The data are plotted below:

enter image description here

In order to get a CI for $\theta,$ we can use a bootstrap procedure. If we knew the true distribution of Cohen's d in this situation, we could use it to get bounds $L$ and $U$ such that $P(L < d < U) = 1.96,$ so that a 95% CI for $\theta$ would be $(L, U).$

Not knowing this distribution, we use available data $\bar X, \bar Y,$ and $S_p$ as estimates of $\mu_x, \mu_y,$ and $\sigma,$ respectively. Then we 're-sample' $B = 10,000$ values of $d = T,$ and we take quantiles 0.025 and 0.975 of the resulting re-sampled distribution of $d,$ to serve as approximate confidence bounds. The resulting 95% CI for $\theta$ is $(0.634, 5.013),$ which contains the observed value of $d = T = 2.64$ (from the t test above).

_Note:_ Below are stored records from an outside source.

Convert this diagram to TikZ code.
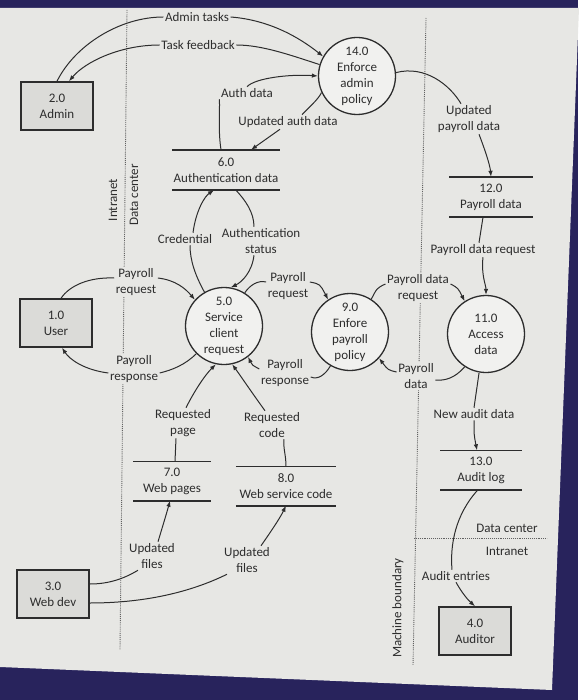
\documentclass[tikz,border=0pt]{standalone}
\usepackage{fontspec}
\setmainfont{Carlito}
\usepackage{xcolor}
\usetikzlibrary{arrows.meta,positioning}
\definecolor{paper}{RGB}{231,231,228}
\definecolor{navy}{RGB}{40,35,92}
\definecolor{ink}{RGB}{45,45,45}
\definecolor{boxfill}{RGB}{219,219,216}

\begin{document}
\begin{tikzpicture}[x=1pt,y=-1pt,
  font=\fontsize{13}{16}\selectfont,
  entity/.style={draw=ink, line width=1.5pt, fill=boxfill, text=ink, align=center,
    minimum width=72pt, minimum height=48pt},
  process/.style={circle, draw=ink, line width=1.3pt, fill=paper!60!white, text=ink,
    align=center, inner sep=0pt, minimum size=77pt},
  store/.style={text=ink, align=center, inner sep=0pt, minimum height=40pt},
  storeline/.style={draw=ink, line width=1.6pt},
  lbl/.style={fill=paper, text=ink, align=center, inner sep=1.5pt},
  flow/.style={draw=ink, line width=1pt, -{Latex[length=6pt,width=4.5pt]}},
  boundary/.style={draw=ink!75, densely dotted, line width=0.9pt}]
  \useasboundingbox (0,0) rectangle (578,700);
  \fill[navy] (0,0) rectangle (578,700);
  \fill[paper] (0,8) -- (579,8) -- (552,690) -- (0,667) -- cycle;

  % Boundaries
  \draw[boundary] (127,10) -- (120,650);
  \draw[boundary] (426,18) -- (413,665);
  \draw[boundary] (414,538) -- (547,538);
  \node[rotate=90, text=ink] (tIntranet) at (113,200) {Intranet};
  \node[rotate=90, text=ink] (tDataCenter) at (134,195) {Data center};
  \node[rotate=90, fill=paper, inner sep=1pt, text=ink] (tMachine) at (398,608) {Machine boundary};
  \node[lbl] (tDataCenterR) at (507,528) {Data center};
  \node[lbl] (tIntranetR) at (507,551) {Intranet};

  % Entities
  \node[entity] (admin) at (57,106) {2.0\\Admin};
  \node[entity] (user) at (56,323) {1.0\\User};
  \node[entity] (webdev) at (53,594) {3.0\\Web dev};
  \node[entity] (auditor) at (475,631) {4.0\\Auditor};

  % Processes
  \node[process] (enforceadmin) at (357,76) {14.0\\Enforce\\admin\\policy};
  \node[process] (service) at (224,326) {5.0\\Service\\client\\request};
  \node[process] (enforcepay) at (350,332) {9.0\\Enfore\\payroll\\policy};
  \node[process] (access) at (486,334) {11.0\\Access\\data};

  % Data stores
  \node[store, minimum width=107pt] (authstore) at (226,170) {6.0\\Authentication data};
  \node[store, minimum width=83pt] (paystore) at (491,197) {12.0\\Payroll data};
  \node[store, minimum width=77pt, minimum height=39pt] (pagestore) at (172,481) {7.0\\Web pages};
  \node[store, minimum width=100pt, minimum height=39pt] (codestore) at (286,486) {8.0\\Web service code};
  \node[store, minimum width=81pt, minimum height=39pt] (auditstore) at (481,470) {13.0\\Audit log};
  \foreach \s in {authstore,paystore,pagestore,codestore,auditstore}
    \draw[storeline] (\s.north west) -- (\s.north east) (\s.south west) -- (\s.south east);

  % Flow labels
  \node[lbl] (tAdminTasks) at (197,17) {Admin tasks};
  \node[lbl] (tTaskFeedback) at (198,45) {Task feedback};
  \node[lbl] (tAuthData) at (247,93) {Auth data};
  \node[lbl] (tUpdAuth) at (288,122) {Updated auth data};
  \node[lbl] (tUpdPay) at (469,119) {Updated\\payroll data};
  \node[lbl] (tCredential) at (185,239) {Credential};
  \node[lbl] (tAuthStatus) at (261,241) {Authentication\\status};
  \node[lbl] (tPayReqL) at (136,282) {Payroll\\request};
  \node[lbl] (tPayRespL) at (134,369) {Payroll\\response};
  \node[lbl] (tPayReqM) at (288,286) {Payroll\\request};
  \node[lbl] (tPayRespM) at (285,373) {Payroll\\response};
  \node[lbl] (tPayDataReq) at (418,288) {Payroll data\\request};
  \node[lbl] (tPayData) at (416,376) {Payroll\\data};
  \node[lbl] (tPayDataReqB) at (483,250) {Payroll data request};
  \node[lbl] (tNewAudit) at (474,414) {New audit data};
  \node[lbl] (tAuditEntries) at (456,576) {Audit entries};
  \node[lbl] (tReqPage) at (183,423) {Requested\\page};
  \node[lbl] (tReqCode) at (272,425) {Requested\\code};
  \node[lbl] (tUpdFilesL) at (152,556) {Updated\\files};
  \node[lbl] (tUpdFilesR) at (247,560) {Updated\\files};

  % Admin flows
  \draw[flow] (admin.north) .. controls (75,45) and (120,17) .. (tAdminTasks.west)
    (tAdminTasks.east) .. controls (270,20) and (300,38) .. (enforceadmin.150);
  \draw[flow] (enforceadmin.163) .. controls (290,55) and (262,45) .. (tTaskFeedback.east)
    (tTaskFeedback.west) .. controls (120,45) and (85,62) .. ([xshift=12pt]admin.north);
  \draw[flow] ([xshift=-5pt]authstore.north) .. controls (218,130) and (220,112) .. (tAuthData.south west)
    (tAuthData.north) .. controls (255,78) and (290,74) .. (enforceadmin.180);
  \draw[flow] (enforceadmin.205) .. controls (318,100) and (308,108) .. ([xshift=14pt]tUpdAuth.north)
    ([xshift=-8pt]tUpdAuth.south) -- ([xshift=25pt]authstore.north);
  \draw[flow] (enforceadmin.5) .. controls (425,65) and (450,85) .. ([xshift=-8pt]tUpdPay.north)
    ([xshift=10pt]tUpdPay.south) .. controls (485,150) and (490,165) .. (paystore.north);

  % Service flows
  \draw[flow] (service.120) .. controls (195,275) and (190,260) .. ([xshift=5pt]tCredential.south)
    ([xshift=8pt]tCredential.north) .. controls (196,210) and (205,196) .. ([xshift=-12pt]authstore.south);
  \draw[flow] ([xshift=10pt]authstore.south) .. controls (245,200) and (254,212) .. ([xshift=-7pt]tAuthStatus.north)
    ([xshift=-7pt]tAuthStatus.south) .. controls (252,272) and (242,282) .. (service.80);
  \draw[flow] ([xshift=5pt]user.north) .. controls (70,285) and (90,277) .. ([yshift=4pt]tPayReqL.west)
    ([yshift=4pt]tPayReqL.east) .. controls (175,280) and (185,288) .. (service.138);
  \draw[flow] (service.225) .. controls (185,365) and (172,370) .. ([yshift=-4pt]tPayRespL.east)
    ([yshift=-4pt]tPayRespL.west) .. controls (85,370) and (70,360) .. ([xshift=6pt]user.south);
  \draw[flow] (service.58) .. controls (250,285) and (258,280) .. ([yshift=4pt]tPayReqM.west)
    ([yshift=4pt]tPayReqM.east) .. controls (320,284) .. (enforcepay.124);
  \draw[flow] (enforcepay.240) .. controls (325,375) and (318,380) .. ([yshift=-4pt]tPayRespM.east)
    ([yshift=4pt]tPayRespM.west) .. controls (252,365) .. (service.308);
  \draw[flow] (enforcepay.57) .. controls (377,288) .. ([yshift=4pt]tPayDataReq.west)
    ([yshift=4pt]tPayDataReq.east) .. controls (458,288) .. (access.123);
  \draw[flow] (access.237) .. controls (455,378) and (445,381) .. ([yshift=-4pt]tPayData.east)
    ([yshift=4pt]tPayData.west) .. controls (388,370) .. (enforcepay.-42);
  \draw[flow] ([xshift=-8pt]paystore.south) -- ([xshift=-4pt]tPayDataReqB.north)
    (tPayDataReqB.south) .. controls (481,275) and (486,285) .. (access.north);

  % Audit flows
  \draw[flow] ([xshift=-7pt]access.south) .. controls (476,390) .. (tNewAudit.north)
    (tNewAudit.south) .. controls (474,435) .. ([xshift=-4pt]auditstore.north);
  \draw[flow] ([xshift=-3pt]auditstore.south) .. controls (455,515) and (450,545) .. ([xshift=-4pt]tAuditEntries.north)
    (tAuditEntries.south) .. controls (462,593) and (468,600) .. (auditor.north);

  % Web flows
  \draw[flow] ([xshift=3pt]pagestore.north) -- ([xshift=-7pt]tReqPage.south)
    ([xshift=3pt]tReqPage.north) .. controls (195,390) and (205,375) .. (service.258);
  \draw[flow] (codestore.north) .. controls (286,455) and (283,448) .. ([xshift=12pt]tReqCode.south)
    ([xshift=-7pt]tReqCode.north) .. controls (250,390) and (240,375) .. (service.282);
  \draw[flow] ([yshift=10pt]webdev.east) .. controls (110,584) and (125,578) .. ([xshift=-14pt]tUpdFilesL.south)
    ([xshift=6pt]tUpdFilesL.north) .. controls (163,525) and (167,512) .. ([xshift=-2pt]pagestore.south);
  \draw[flow] ([yshift=-9pt]webdev.east) .. controls (150,603) and (195,590) .. ([xshift=-20pt]tUpdFilesR.south)
    ([xshift=14pt]tUpdFilesR.north) .. controls (272,530) and (280,518) .. (codestore.south);
\end{tikzpicture}
\end{document}
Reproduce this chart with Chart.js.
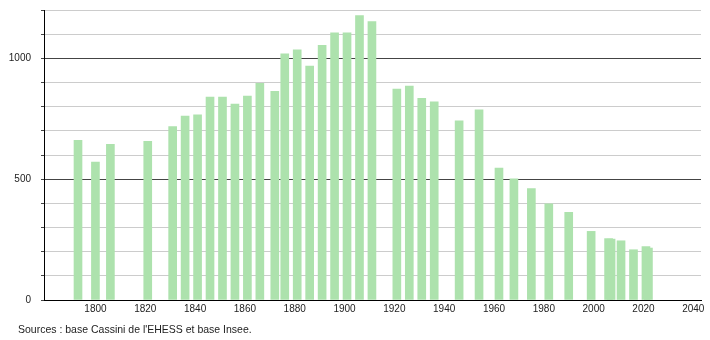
<!DOCTYPE html>
<html>
<head>
<meta charset="utf-8">
<script src="https://cdn.jsdelivr.net/npm/chart.js@4"></script>
<style>
  body { margin: 0; background: #fff; }
  #wrap { position: relative; width: 710px; height: 340px; }
  #src { position: absolute; left: 18px; top: 323px; font: 10.5px "Liberation Sans", Arial, sans-serif; color: #222; white-space: nowrap; }
</style>
</head>
<body>
<div id="wrap">
  <canvas id="c" width="710" height="340"></canvas>
  <div id="src">Sources : base Cassini de l'EHESS et base Insee.</div>
</div>
<script>
// census years and population
const years = [1793, 1800, 1806, 1821, 1831, 1836, 1841, 1846, 1851, 1856, 1861, 1866,
  1872, 1876, 1881, 1886, 1891, 1896, 1901, 1906, 1911, 1921, 1926, 1931, 1936,
  1946, 1954, 1962, 1968, 1975, 1982, 1990, 1999, 2006, 2007, 2011, 2016, 2021, 2022]
const population = [661, 571, 644, 657, 718, 761, 766, 840, 840, 811, 844, 897,
  863, 1019, 1035, 968, 1054, 1106, 1106, 1177, 1152, 873, 885, 834, 820,
  741, 787, 546, 501, 461, 398, 363, 284, 254, 252, 245, 208, 221, 215]

const xTicks = [1800, 1820, 1840, 1860, 1880, 1900, 1920, 1940, 1960, 1980, 2000, 2020, 2040]
const yTicks = [0, 100, 200, 300, 400, 500, 600, 700, 800, 900, 1000, 1100, 1200]
const yLabelled = [0, 500, 1000]

const font = {family: '"Liberation Sans", Arial, sans-serif', size: 10}

new Chart(document.getElementById('c'), {
  type: 'bar',
  data: {
    datasets: [{
      data: years.map((y, i) => ({x: y, y: population[i]})),
      backgroundColor: '#ade2ad',
      borderWidth: 0,
      barThickness: 8
    }]
  },
  options: {
    responsive: false,
    animation: false,
    layout: {padding: {top: 10, right: 9, left: 0, bottom: 0}},
    plugins: {legend: {display: false}, tooltip: {enabled: false}},
    scales: {
      x: {
        type: 'linear',
        offset: false,
        min: 1779.35,
        max: 2043.1,
        afterBuildTicks: s => { s.ticks = xTicks.map(v => ({value: v})) },
        afterFit: s => { s.height = 40; s.paddingLeft = 0; s.paddingRight = 0 },
        grid: {display: false, drawTicks: false},
        border: {color: '#000', width: 1},
        ticks: {color: '#222', font, padding: 3, maxRotation: 0, callback: v => String(v)}
      },
      y: {
        min: 0,
        max: 1200,
        afterBuildTicks: s => { s.ticks = yTicks.map(v => ({value: v})) },
        afterFit: s => { s.width = 44; s.paddingTop = 0; s.paddingBottom = 0 },
        grid: {
          color: c => (c.tick && c.tick.value % 500 === 0) ? '#444' : '#ccc',
          tickColor: '#444',
          tickLength: 3,
          lineWidth: 1
        },
        border: {color: '#000', width: 1},
        ticks: {
          color: '#222', font, padding: 10,
          callback: v => yLabelled.includes(v) ? String(v) : ''
        }
      }
    }
  }
})
</script>
</body>
</html>
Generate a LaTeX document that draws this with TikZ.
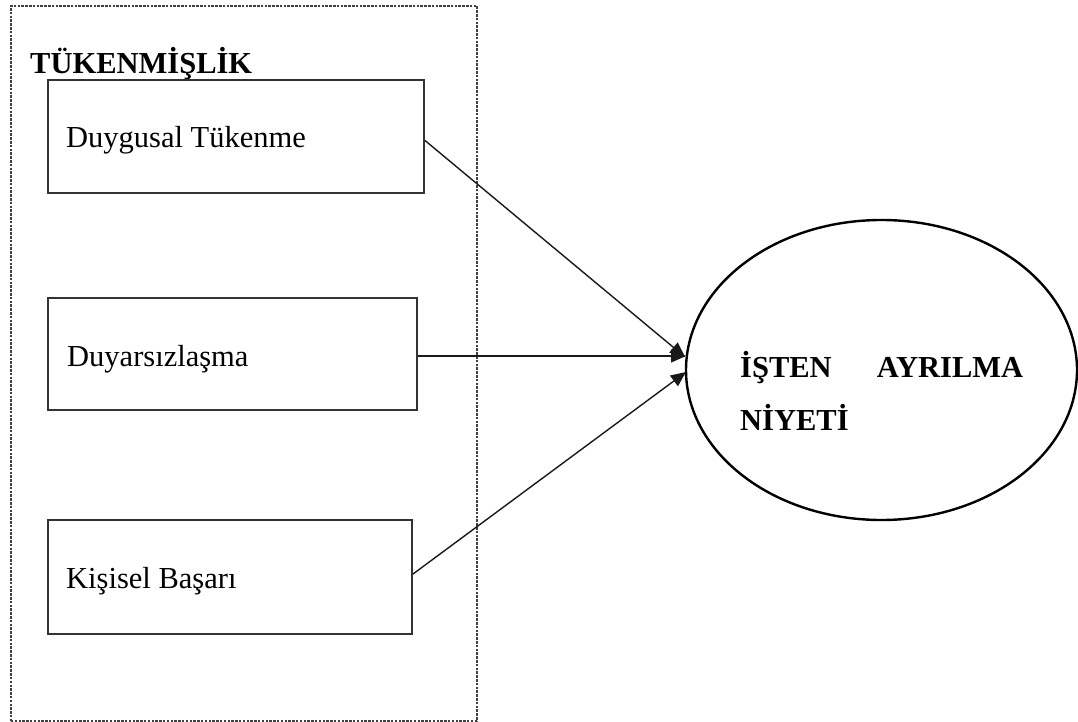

Because we simulated the data, we know that the true effect size is $\theta = 1.5$ and the CI happens to contain that value also. [The bootstrap procedure involves simulation as a computational device. For the same data, it will give slightly different results on each run. Use the seed 123 as shown to get exactly the same result; omit the set.seed statement or change the seed for a fresh run. One additional run gave the CI $(0.633, 5.012).]$

set.seed(123); B = 10^4  
n=10; m=20; a.obs=mean(x); b.obs=mean(y); sg.obs=sqrt( (9*var(x)+19*var(y)) /28 )
a.obs;  b.obs;  sg.obs  #values observed in sample (from above)
## 110.4174
## 100.64
## 9.579947
d.re = replicate(B, t.test(rnorm(n,a.obs,sg.obs),rnorm(m,b.obs,sg.obs), var.eq=T)$stat)
L.re = quantile(d.re, .025); U.re = quantile(d.re, .975)
as.numeric(c(L.re,U.re))
## 0.6337554 5.0126049

The figure below shows a histogram of the bootstrapped values of Cohen's d along with the bootstrap confidence bounds (red).

enter image description here

Note: As a trick to simplify the R code for the Bootstrap procedure, we use the built-in function t.test and use only the test statistic $T$ (obtained with $stat) for the re-sampled value d.re of Cohen's d.